We think the subject-matters in controversy in this suit come clearly within this rule, laid down in the books on equity pleading. The respondent admitted that he was indebted in the sum of three hundred dollars on the note given by him. Apparently the debt was due to S. A. Lindsay, the appellant, and it was claimed by her. This claim or right was denied by the creditors of her husband, who had garnisheed the debt in the hands of respondent. They alleged that there was collusion between the husband and wife to hinder, delay, and defraud them by taking the note in the name of the wife, when, in fact, the amount specified in it belonged to the husband. To try and determine this question of alleged fraud was within the peculiar province of a court of equity. A court of law had no jurisdiction of it, and the county court, in which the action on the promissory note was pending, had no equity jurisdiction conferred upon it by law to try questions of fraud.

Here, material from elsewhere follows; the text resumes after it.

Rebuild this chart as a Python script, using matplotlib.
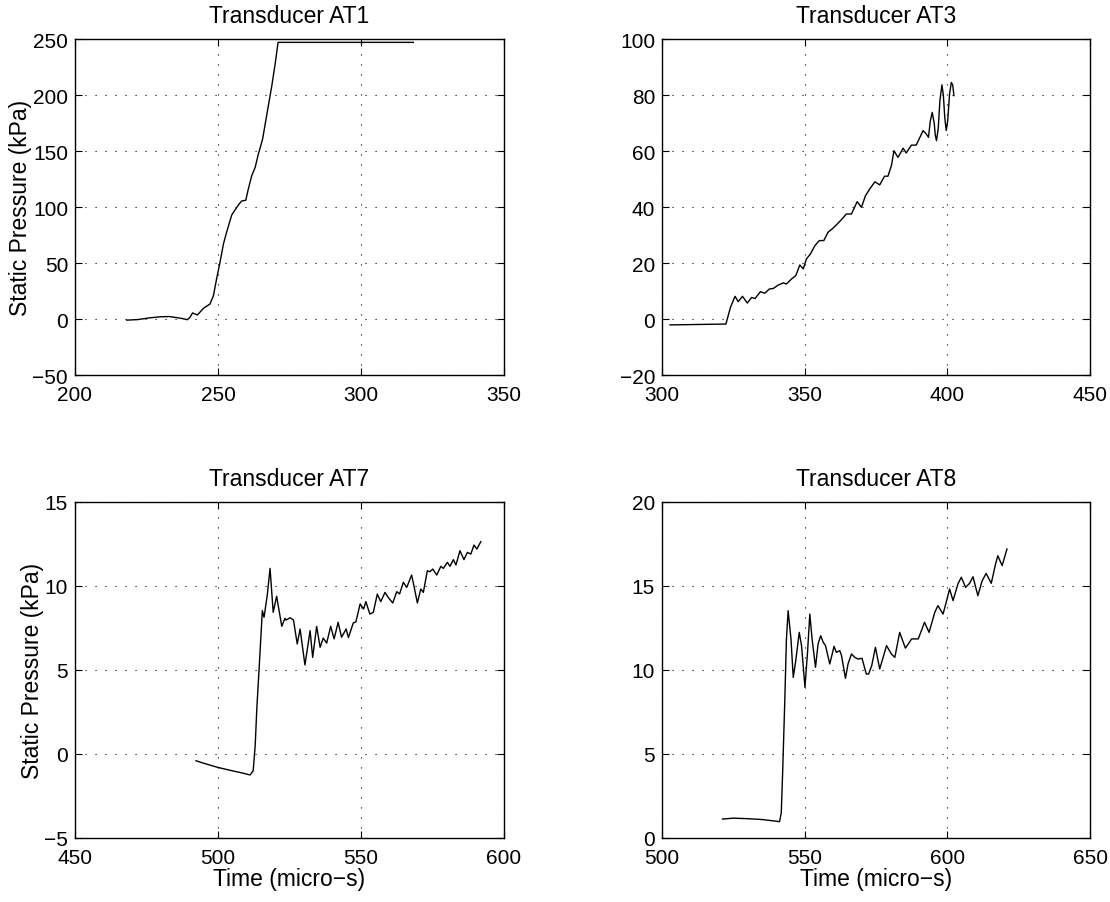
import matplotlib
matplotlib.use("Agg")
import matplotlib.pyplot as plt

plt.rcParams['font.family'] = ['Liberation Sans', 'DejaVu Sans']
plt.rcParams['axes.unicode_minus'] = True

# ---- Transducer AT1 ----
at1_t = [218.1, 222, 226, 230, 233, 236.7, 239.3, 240.2, 241.1, 242.8, 244.9, 247.2,
         248.4, 249.5, 250.7, 251.9, 253.0, 254.8, 256.0, 257.4, 258.3, 259.7, 260.6,
         261.8, 263.0, 264.1, 264.7, 265.6, 267.3, 268.8, 270.0, 271.0, 318.3]
at1_p = [-1.0, -0.5, 1.0, 2.0, 2.2, 0.8, -0.6, 1.5, 5.4, 3.6, 9.5, 13.4,
         20.8, 35.7, 50.6, 67.0, 77.4, 92.9, 97.6, 102.7, 105.4, 106.0, 116.0,
         128.0, 135.4, 147.3, 152.4, 160.7, 186.0, 208.0, 228.0, 247.0, 247.0]

# ---- Transducer AT3 ----
at3_t = [302.8, 310, 316, 322.4, 324.0, 325.6, 326.7, 328.2, 329.9, 331.4, 332.6,
         334.5, 336.0, 337.6, 339.0, 340.7, 342.5, 343.6, 345.4, 346.9, 348.3,
         349.5, 350.6, 352.0, 353.6, 355.1, 356.7, 358.2, 359.9, 361.4, 362.9,
         364.6, 366.4, 368.4, 369.9, 371.3, 372.8, 374.6, 376.3, 378.0, 379.2,
         380.4, 381.3, 382.7, 384.5, 385.6, 387.4, 389.1, 391.5, 392.6, 393.4,
         394.0, 394.7, 395.4, 395.8, 396.2, 396.8, 397.4, 398.1, 398.6, 399.1,
         399.6, 400.1, 400.8, 401.4, 401.9, 402.3]
at3_p = [-2.1, -2.0, -1.9, -1.8, 4.2, 8.1, 6.2, 8.1, 5.7, 7.7, 7.3,
         9.75, 9.2, 10.7, 10.9, 12.1, 12.9, 12.5, 14.3, 15.5, 19.3,
         17.9, 21.4, 23.2, 26.2, 28.0, 28.0, 31.0, 32.4, 33.9, 35.5,
         37.5, 37.5, 41.9, 39.9, 44.0, 46.4, 49.0, 47.9, 51.0, 51.0,
         54.8, 60.1, 57.7, 61.0, 59.3, 62.1, 62.1, 67.3, 66.1, 64.9,
         70.5, 73.8, 70.0, 65.5, 63.7, 68.0, 78.0, 83.6, 80.0, 72.0,
         67.3, 70.5, 80.5, 84.5, 83.5, 79.8]

# ---- Transducer AT7 ----
at7_t = [492.3, 495, 500, 505, 509, 511.2, 512.3, 513.0, 513.6, 514.4, 515.5, 516.1,
         517.2, 518.2, 519.3, 520.5, 522.3, 523.4, 523.8, 525.2, 526.4, 527.7,
         528.7, 530.4, 532.2, 533.1, 534.5, 535.7, 536.8, 538.0, 539.4, 540.6,
         542.0, 543.2, 544.8, 545.6, 547.3, 548.2, 549.7, 550.9, 551.7, 553.1,
         554.3, 555.7, 556.9, 558.4, 559.5, 561.1, 562.5, 563.5, 564.8, 566.0,
         567.7, 568.5, 569.7, 570.9, 571.8, 573.2, 574.1, 575.1, 576.5, 577.9,
         578.8, 580.2, 581.1, 582.3, 583.2, 584.6, 586.0, 587.2, 588.4, 589.5,
         590.5, 591.9]
at7_p = [-0.4, -0.55, -0.8, -1.0, -1.15, -1.25, -1.0, 0.5, 2.8, 5.16, 8.53, 8.14,
         9.42, 11.05, 8.43, 9.39, 7.6, 8.08, 7.97, 8.11, 7.97, 6.55,
         7.44, 5.3, 7.34, 5.75, 7.6, 6.35, 6.9, 6.6, 7.6, 6.85,
         7.84, 6.95, 7.44, 6.93, 7.8, 7.86, 8.93, 8.63, 9.07, 8.33,
         8.43, 9.52, 9.07, 9.62, 9.32, 8.99, 9.66, 9.53, 10.22, 9.92,
         10.65, 10.02, 8.99, 9.82, 9.62, 10.91, 10.85, 11.01, 10.65, 11.17,
         11.05, 11.41, 11.17, 11.57, 11.25, 12.1, 11.57, 12.0, 11.9, 12.44,
         12.2, 12.64]

# ---- Transducer AT8 ----
at8_t = [521.2, 525, 530, 535, 540, 541.2, 541.8, 542.3, 543.05, 543.6, 544.2, 545.2,
         546.0, 546.8, 548.1, 548.9, 550.1, 551.0, 551.8, 552.6, 553.8, 554.7,
         555.6, 556.5, 557.3, 558.8, 560.3, 561.1, 562.3, 562.9, 564.3, 565.2,
         566.4, 567.6, 568.7, 570.1, 571.6, 572.4, 573.5, 574.8, 576.3, 578.7,
         580.4, 581.6, 583.3, 585.3, 587.5, 589.8, 590.9, 592.0, 593.6, 595.6,
         596.7, 598.5, 599.4, 600.8, 602.0, 603.7, 604.9, 606.4, 607.8, 609.0,
         610.7, 612.2, 613.6, 615.4, 616.9, 617.7, 619.2, 620.9]
at8_p = [1.13, 1.18, 1.15, 1.10, 1.0, 0.97, 1.5, 4.0, 8.27, 11.8, 13.53, 11.85,
         9.56, 10.46, 12.24, 11.45, 8.97, 11.05, 13.33, 11.85, 10.16, 11.55,
         12.04, 11.65, 11.45, 10.36, 11.41, 11.05, 11.15, 10.87, 9.5, 10.36,
         10.95, 10.75, 10.65, 10.7, 9.76, 9.76, 10.26, 11.35, 10.06, 11.45,
         10.95, 10.75, 12.24, 11.3, 11.85, 11.85, 12.34, 12.84, 12.24, 13.43,
         13.83, 13.33, 13.9, 14.82, 14.13, 15.12, 15.52, 14.92, 15.16, 15.55,
         14.42, 15.31, 15.75, 15.16, 16.31, 16.8, 16.21, 17.2]

titles = ["Transducer AT1", "Transducer AT3", "Transducer AT7", "Transducer AT8"]
xlims = [(200, 350), (300, 450), (450, 600), (500, 650)]
ylims = [(-50, 250), (-20, 100), (-5, 15), (0, 20)]
xticks = [[200, 250, 300, 350], [300, 350, 400, 450], [450, 500, 550, 600], [500, 550, 600, 650]]
yticks = [[-50, 0, 50, 100, 150, 200, 250], [-20, 0, 20, 40, 60, 80, 100],
          [-5, 0, 5, 10, 15], [0, 5, 10, 15, 20]]
series = [(at1_t, at1_p), (at3_t, at3_p), (at7_t, at7_p), (at8_t, at8_p)]

W, H = 1110, 903
fig = plt.figure(figsize=(W / 100, H / 100), dpi=100)
boxes = [(75, 40, 504, 376), (662, 40, 1090, 376),
         (75, 503, 504, 839), (662, 503, 1090, 839)]
FS = 15
LFS = 16.5

for i, (l, t, r, b) in enumerate(boxes):
    ax = fig.add_axes([l / W, 1 - b / H, (r - l) / W, (b - t) / H])
    x, y = series[i]
    ax.plot(x, y, color='black', lw=1.0)
    ax.set_xlim(*xlims[i])
    ax.set_ylim(*ylims[i])
    ax.set_xticks(xticks[i])
    ax.set_yticks(yticks[i])
    ax.grid(True, color='black', linestyle=(0, (1, 8)), linewidth=0.8)
    ax.tick_params(direction='in', top=True, right=True, length=5, width=0.8,
                   labelsize=FS)
    ax.tick_params(axis='x', pad=7)
    ax.tick_params(axis='y', pad=5)
    for s in ax.spines.values():
        s.set_linewidth(1.0)
    ax.set_title(titles[i], fontsize=LFS, pad=12)
    if i % 2 == 0:
        ax.set_ylabel("Static Pressure (kPa)", fontsize=LFS, labelpad=0)
    if i >= 2:
        ax.set_xlabel("Time (micro\u2212s)", fontsize=LFS, labelpad=0)

fig.savefig("out.png", dpi=100)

The appellant contends that the respondent ought to have made the defense to the action, if any he had, in the county court, and that having failed to do so, he should not now be permitted to come into a court of equity for relief. But it is difficult to perceive what defense he could have made in the county court to the action against him, as he did not deny the validity of the note on which the action was brought. On the contrary, he averred his readiness to pay the amount due on it, to whomsoever it should be adjudged to belong. And that was a matter which could not be tried there, as the determination of it was cognizable only in a court having equity jurisdiction. Those who had garnisheed the money due on the promissory note, claiming that it was the property of A. B. Lindsay, had a right to establish their claim to it as against the appellant, but they could not interpose this defense in the action against the respondent in the county court. And the fact that the appellant obtained a judgment in her favor in that court after the garnishee *478notices were served on the respondent, can not destroy their right to contest the validity of her claim to it. And we hold that the proper way to settle and adjust these conflicting claims to the money was by a bill of interpleader.

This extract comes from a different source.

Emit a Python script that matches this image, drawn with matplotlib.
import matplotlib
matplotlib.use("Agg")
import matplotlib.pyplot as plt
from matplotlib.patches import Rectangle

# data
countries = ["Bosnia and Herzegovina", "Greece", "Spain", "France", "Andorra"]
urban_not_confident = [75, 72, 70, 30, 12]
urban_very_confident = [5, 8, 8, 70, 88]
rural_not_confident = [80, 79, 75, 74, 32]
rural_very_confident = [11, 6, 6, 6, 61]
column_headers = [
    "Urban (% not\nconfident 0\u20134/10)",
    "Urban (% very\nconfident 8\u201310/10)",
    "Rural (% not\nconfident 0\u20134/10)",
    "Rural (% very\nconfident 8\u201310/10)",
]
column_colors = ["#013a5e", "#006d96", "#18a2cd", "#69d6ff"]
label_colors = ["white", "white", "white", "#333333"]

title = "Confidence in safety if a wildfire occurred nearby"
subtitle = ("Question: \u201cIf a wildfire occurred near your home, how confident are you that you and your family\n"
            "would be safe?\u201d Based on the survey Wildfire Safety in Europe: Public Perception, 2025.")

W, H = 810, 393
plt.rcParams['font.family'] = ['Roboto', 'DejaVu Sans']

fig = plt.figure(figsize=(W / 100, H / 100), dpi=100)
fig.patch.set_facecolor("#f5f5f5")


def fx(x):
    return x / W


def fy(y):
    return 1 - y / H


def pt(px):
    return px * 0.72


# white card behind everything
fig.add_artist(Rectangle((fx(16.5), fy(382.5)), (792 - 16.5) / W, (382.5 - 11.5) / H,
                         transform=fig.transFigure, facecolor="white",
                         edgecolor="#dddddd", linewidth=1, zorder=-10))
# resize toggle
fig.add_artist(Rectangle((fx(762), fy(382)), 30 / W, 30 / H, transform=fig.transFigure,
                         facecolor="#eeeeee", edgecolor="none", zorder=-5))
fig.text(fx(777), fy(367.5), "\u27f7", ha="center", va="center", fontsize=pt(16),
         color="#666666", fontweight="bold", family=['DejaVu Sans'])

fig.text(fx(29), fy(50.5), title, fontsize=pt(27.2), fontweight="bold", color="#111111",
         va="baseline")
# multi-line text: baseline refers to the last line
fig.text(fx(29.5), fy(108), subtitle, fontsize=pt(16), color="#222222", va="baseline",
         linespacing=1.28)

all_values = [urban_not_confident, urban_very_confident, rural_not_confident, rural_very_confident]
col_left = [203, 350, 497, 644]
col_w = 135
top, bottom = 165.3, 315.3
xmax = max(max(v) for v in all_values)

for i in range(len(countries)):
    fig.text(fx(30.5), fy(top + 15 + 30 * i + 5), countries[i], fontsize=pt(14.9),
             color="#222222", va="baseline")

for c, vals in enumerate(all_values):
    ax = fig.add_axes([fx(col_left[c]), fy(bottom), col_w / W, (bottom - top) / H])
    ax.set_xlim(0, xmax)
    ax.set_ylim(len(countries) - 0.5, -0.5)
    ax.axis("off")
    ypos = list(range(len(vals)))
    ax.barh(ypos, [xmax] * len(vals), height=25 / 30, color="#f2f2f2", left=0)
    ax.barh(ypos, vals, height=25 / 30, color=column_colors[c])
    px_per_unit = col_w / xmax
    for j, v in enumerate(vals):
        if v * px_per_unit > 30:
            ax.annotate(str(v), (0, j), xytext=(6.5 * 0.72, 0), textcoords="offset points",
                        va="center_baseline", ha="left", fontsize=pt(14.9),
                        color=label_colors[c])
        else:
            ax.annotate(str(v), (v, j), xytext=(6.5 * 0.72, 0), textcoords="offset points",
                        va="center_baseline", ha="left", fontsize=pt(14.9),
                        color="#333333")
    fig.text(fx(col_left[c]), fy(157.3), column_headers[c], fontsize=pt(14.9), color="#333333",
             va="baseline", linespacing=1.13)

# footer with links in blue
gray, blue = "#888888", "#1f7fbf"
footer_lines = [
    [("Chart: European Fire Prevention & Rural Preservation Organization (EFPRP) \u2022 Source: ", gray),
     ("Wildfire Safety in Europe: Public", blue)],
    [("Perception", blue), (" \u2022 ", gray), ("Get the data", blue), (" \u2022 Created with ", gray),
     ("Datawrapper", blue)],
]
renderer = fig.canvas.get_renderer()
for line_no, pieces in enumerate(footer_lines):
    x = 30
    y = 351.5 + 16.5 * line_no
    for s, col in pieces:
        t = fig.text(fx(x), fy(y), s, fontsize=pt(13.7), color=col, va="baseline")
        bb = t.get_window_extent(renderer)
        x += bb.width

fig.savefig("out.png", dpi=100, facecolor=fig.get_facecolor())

It is also claimed by the appellant that she should have been allowed to prove that there was collusion between the respondent and the defendants, who garnisheed the money on the note. There was an averment in the complaint that the suit was not brought by collusion with either of the defendants. The appellant demurred to the complaint, and the demurrer having been overruled, she did not ask leave to answer before the order of interpleader was made by the court. We think it was then too late to raise any question of collusion between the respondent and any of the defendants. Under the old system of equity practice, when the bill was not required to be sworn to, the plaintiff was required to file, with a bill of interpleader, an affidavit that there was no collusion between himself and any of the other parties to the suit; but the court would not permit any evidence to be adduced to contradict the affidavit. (2 Daniell’s Ch. Pl. & Pr. 1563.)

There is another reason why this point can not be considered here. The report of the referee is silent upon the question whether there was or was not any collusion between the respondent and any of the defendants, and no exception was taken to it on this account, and as this ground of defense was not taken in the court below, it can not be made here for the first time.

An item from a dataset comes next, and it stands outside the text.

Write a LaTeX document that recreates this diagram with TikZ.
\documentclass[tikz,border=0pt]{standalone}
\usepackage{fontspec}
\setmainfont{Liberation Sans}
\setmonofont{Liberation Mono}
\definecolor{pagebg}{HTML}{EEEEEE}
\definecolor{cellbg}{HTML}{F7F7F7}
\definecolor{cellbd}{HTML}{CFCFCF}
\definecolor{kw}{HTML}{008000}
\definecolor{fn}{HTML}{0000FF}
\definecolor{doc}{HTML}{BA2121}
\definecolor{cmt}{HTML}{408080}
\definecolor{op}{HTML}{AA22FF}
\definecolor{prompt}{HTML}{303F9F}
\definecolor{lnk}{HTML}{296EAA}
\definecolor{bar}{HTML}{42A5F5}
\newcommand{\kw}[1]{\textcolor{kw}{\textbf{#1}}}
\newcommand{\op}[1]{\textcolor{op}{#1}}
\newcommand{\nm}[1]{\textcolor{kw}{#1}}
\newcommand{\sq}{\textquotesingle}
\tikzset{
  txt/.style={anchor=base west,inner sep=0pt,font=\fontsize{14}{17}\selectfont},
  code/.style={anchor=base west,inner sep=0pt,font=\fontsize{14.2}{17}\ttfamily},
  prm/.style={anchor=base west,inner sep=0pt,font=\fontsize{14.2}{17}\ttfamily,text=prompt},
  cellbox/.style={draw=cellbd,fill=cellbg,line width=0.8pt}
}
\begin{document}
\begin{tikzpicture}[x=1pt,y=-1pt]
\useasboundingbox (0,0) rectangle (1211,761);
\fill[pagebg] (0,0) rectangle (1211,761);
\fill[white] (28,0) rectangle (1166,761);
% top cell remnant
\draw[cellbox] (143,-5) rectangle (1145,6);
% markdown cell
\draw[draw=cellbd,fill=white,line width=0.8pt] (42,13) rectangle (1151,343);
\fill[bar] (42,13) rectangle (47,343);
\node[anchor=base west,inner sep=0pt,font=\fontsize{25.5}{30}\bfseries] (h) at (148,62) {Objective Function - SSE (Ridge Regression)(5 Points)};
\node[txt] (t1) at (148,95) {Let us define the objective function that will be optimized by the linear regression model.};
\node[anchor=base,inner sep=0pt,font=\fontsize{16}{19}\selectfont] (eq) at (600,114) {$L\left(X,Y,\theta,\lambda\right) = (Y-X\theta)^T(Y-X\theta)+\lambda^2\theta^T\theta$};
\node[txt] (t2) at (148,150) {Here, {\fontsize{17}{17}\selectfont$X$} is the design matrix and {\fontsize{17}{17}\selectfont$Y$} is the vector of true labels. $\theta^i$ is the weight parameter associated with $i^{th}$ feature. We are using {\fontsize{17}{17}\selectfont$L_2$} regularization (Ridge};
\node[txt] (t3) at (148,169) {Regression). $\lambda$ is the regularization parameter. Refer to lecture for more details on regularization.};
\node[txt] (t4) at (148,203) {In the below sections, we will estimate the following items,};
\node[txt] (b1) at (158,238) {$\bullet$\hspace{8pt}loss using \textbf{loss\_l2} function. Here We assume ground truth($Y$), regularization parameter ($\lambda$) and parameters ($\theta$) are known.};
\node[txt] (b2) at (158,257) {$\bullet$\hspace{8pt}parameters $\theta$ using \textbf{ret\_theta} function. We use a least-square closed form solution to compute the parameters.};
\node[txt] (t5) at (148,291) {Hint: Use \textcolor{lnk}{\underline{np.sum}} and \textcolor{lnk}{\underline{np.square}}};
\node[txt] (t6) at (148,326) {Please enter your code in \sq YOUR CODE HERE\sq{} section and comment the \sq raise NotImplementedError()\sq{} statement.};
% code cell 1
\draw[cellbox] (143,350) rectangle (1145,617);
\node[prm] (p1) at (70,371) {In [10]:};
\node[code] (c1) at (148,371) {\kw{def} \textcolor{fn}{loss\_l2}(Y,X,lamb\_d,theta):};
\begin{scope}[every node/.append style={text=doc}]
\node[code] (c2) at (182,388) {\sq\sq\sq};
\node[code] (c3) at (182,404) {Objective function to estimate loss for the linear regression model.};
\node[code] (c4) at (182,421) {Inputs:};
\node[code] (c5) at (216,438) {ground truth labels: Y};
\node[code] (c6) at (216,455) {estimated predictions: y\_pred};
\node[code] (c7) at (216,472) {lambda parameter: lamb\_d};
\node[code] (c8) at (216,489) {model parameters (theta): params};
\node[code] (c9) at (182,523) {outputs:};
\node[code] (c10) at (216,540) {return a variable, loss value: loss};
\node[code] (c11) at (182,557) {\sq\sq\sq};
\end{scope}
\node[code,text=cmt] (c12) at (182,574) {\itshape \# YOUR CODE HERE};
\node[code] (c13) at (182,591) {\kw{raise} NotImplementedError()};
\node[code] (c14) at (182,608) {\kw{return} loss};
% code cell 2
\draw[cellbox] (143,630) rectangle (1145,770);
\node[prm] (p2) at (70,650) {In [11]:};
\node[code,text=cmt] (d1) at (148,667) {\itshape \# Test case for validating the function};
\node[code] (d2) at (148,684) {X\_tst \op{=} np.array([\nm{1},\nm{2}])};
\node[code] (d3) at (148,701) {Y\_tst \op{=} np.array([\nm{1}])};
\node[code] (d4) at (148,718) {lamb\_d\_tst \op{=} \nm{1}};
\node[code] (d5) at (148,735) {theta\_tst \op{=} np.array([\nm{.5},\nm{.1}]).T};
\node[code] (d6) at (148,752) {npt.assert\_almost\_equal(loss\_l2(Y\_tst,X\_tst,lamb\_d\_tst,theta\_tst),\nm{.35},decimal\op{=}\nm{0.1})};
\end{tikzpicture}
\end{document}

The other points relied upon for a reversal of the decree of the circuit court are mainly questions of fact, as to whether the promissory note was taken in the name of the appellant for the purpose of defrauding the creditors of her husband, and whether the claims of the defendants, who garnisheed the money due on the note, were just and legal demands against the defendant, A, B. Lindsay. These were controverted and contested matters before the referee, upon which a great deal of testimony was taken on both sides. And after hearing it, the referee found, on all these questions, adversely to the appellant.

*479Exceptions were taken by her to the findings of fact in this respect, and the exceptions were not sustained by the court. In such cases this court will not reverse a decree, unless the findings of the referee are clearly against the weight of testimony, which we think is not so in this case.

The decree of the court below is affirmed with costs.